The Air Force wants to breathe new life into its Three-Dimensional Expeditionary Long-Range Radar Program that has tried to replace an older radar system for years.

Inside Defense reported Jan. 8 the service plans to cancel Raytheon’s 3DELRR development contract because of “numerous technical and supplier challenges.” Raytheon won the original engineering and manufacturing development contract in 2014, which Lockheed Martin and Northrop Grumman successfully challenged through the Government Accountability Office. 

Raytheon appealed the decision to restart the competition in federal claims court and received another EMD contract in 2017. That year, the Air Force said it expected to fully replace the aging AN/TPS-75 “Tipsy 75” radar with 3DELRR by the end of the 2020s. 

USAF wants a new radar that is more powerful, easily transportable, and faster than Tipsy 75, which can track airborne objects more than 200 nautical miles in all directions and detect aircraft as high as 95,000 feet. 3DELRR should also be able to track ballistic missiles.

“3DELRR will be the long-range ground-based sensor for detecting, identifying, tracking, and reporting aerial targets for the Joint Force Air Component Commander through the Theater Air Control System,” according to the Air Force.

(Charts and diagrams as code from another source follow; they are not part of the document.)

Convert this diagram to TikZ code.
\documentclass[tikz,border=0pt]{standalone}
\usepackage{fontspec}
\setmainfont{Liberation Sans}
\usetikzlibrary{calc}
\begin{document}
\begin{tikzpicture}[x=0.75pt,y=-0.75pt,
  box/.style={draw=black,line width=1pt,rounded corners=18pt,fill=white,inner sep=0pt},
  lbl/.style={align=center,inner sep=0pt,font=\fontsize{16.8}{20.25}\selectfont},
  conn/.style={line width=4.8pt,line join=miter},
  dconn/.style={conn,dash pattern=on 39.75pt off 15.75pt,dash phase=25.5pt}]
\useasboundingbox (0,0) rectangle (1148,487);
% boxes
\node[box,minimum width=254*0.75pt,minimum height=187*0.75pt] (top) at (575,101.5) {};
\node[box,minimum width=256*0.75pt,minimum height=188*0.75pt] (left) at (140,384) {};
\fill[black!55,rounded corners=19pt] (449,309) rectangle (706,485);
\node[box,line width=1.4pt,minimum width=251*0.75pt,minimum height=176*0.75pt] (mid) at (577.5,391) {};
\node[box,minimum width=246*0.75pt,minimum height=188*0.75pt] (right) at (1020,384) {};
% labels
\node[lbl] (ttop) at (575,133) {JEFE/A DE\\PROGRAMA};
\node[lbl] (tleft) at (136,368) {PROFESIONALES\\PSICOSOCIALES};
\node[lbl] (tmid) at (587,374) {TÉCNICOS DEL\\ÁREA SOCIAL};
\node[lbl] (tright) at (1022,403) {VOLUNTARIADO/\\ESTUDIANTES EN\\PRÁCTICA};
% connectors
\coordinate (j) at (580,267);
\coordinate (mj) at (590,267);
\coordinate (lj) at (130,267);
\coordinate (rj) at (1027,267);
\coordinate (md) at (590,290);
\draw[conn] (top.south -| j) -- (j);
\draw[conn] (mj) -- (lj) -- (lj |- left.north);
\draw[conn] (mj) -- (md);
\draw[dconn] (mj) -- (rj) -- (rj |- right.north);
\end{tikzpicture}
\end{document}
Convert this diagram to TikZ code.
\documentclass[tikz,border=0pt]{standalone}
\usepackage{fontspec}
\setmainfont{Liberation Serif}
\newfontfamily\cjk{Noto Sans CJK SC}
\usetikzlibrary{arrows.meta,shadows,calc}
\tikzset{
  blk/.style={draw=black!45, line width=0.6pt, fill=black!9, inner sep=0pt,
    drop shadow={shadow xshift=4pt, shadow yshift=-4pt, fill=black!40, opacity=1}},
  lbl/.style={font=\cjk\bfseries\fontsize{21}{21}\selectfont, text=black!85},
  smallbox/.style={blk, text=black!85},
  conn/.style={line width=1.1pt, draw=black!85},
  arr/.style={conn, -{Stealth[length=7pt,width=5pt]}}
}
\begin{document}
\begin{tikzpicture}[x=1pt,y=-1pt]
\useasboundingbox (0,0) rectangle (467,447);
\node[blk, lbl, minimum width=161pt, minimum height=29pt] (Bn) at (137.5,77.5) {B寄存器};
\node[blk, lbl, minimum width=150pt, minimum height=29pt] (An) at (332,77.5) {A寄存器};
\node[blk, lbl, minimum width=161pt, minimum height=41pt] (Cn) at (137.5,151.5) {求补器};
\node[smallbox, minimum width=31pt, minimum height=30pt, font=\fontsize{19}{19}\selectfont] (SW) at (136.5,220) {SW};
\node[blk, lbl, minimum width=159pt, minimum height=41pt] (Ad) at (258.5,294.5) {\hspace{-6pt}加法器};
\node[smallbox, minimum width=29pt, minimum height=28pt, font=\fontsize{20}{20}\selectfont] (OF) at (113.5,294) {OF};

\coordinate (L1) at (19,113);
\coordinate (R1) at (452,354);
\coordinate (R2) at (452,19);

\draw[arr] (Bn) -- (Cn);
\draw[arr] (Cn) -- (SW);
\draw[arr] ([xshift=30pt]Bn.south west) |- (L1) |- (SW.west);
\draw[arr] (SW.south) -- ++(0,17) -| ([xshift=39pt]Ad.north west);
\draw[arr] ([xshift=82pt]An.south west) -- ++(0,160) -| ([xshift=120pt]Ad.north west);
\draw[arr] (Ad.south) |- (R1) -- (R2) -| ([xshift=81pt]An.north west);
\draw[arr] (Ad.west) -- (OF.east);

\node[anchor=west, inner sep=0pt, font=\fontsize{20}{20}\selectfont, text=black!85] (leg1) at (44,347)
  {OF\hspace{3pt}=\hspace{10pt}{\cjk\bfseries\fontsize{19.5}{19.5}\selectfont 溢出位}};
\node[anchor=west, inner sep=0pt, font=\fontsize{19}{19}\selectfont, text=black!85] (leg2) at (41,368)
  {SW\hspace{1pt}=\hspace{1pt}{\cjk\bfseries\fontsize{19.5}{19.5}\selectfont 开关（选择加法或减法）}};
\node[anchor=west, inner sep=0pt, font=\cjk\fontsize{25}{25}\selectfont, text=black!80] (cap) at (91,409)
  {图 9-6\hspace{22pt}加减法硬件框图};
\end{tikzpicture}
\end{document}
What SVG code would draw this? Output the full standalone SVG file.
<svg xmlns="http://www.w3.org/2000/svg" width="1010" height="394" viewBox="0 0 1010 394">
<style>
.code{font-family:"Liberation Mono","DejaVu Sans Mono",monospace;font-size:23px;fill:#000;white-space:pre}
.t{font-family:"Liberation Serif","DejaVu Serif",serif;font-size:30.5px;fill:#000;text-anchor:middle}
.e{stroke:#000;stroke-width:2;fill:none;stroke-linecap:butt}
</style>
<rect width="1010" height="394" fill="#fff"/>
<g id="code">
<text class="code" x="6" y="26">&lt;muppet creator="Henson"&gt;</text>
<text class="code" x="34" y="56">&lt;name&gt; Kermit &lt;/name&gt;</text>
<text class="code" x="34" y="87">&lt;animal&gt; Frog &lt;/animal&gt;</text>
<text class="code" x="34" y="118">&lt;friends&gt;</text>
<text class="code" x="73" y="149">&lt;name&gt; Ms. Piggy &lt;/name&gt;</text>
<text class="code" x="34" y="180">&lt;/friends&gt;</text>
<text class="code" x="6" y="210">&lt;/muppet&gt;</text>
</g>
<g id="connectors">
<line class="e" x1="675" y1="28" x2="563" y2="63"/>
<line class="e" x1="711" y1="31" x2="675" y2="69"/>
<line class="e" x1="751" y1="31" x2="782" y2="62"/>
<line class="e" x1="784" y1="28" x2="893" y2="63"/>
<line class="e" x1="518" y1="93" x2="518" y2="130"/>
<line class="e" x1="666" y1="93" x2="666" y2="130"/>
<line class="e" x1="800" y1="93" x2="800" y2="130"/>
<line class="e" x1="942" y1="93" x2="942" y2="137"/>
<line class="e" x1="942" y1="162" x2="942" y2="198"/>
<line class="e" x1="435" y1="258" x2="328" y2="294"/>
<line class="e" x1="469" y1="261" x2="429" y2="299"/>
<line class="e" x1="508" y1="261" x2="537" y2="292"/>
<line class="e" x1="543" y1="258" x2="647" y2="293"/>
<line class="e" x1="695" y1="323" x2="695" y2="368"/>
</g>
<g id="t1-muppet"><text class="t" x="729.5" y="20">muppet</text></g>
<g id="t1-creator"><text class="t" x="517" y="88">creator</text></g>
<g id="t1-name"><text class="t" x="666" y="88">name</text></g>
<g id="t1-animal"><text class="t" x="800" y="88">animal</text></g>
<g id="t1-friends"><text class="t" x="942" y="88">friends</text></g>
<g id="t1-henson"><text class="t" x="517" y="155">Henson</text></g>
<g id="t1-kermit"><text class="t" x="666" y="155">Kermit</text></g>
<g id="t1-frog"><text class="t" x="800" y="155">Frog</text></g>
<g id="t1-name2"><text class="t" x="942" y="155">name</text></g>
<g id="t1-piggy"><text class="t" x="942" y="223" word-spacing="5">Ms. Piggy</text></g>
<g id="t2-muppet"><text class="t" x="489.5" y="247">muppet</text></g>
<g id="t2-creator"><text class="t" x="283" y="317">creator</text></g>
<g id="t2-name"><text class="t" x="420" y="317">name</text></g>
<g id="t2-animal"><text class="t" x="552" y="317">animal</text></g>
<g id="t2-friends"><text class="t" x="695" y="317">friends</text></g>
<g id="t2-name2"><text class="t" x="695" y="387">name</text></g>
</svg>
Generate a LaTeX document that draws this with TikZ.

Now, the service will hold an industry day Feb. 4 at Hanscom AFB, Mass., to find contractors that can demonstrate production-ready radar systems within the next nine months.

“The intent of the event is to announce 3DELRR’s new acquisition strategy and discuss the government’s plan to hold a production-ready radar system demonstration,” dubbed “SpeedDealer,” the Air Force said in a recent notice.

The service’s fiscal 2020 budget request shows Raytheon was supposed to deliver its first developmental unit late this calendar year, ramping up to full production rates by the middle of the 2020s.

Raytheon did not immediately comment on the contract news Jan. 8.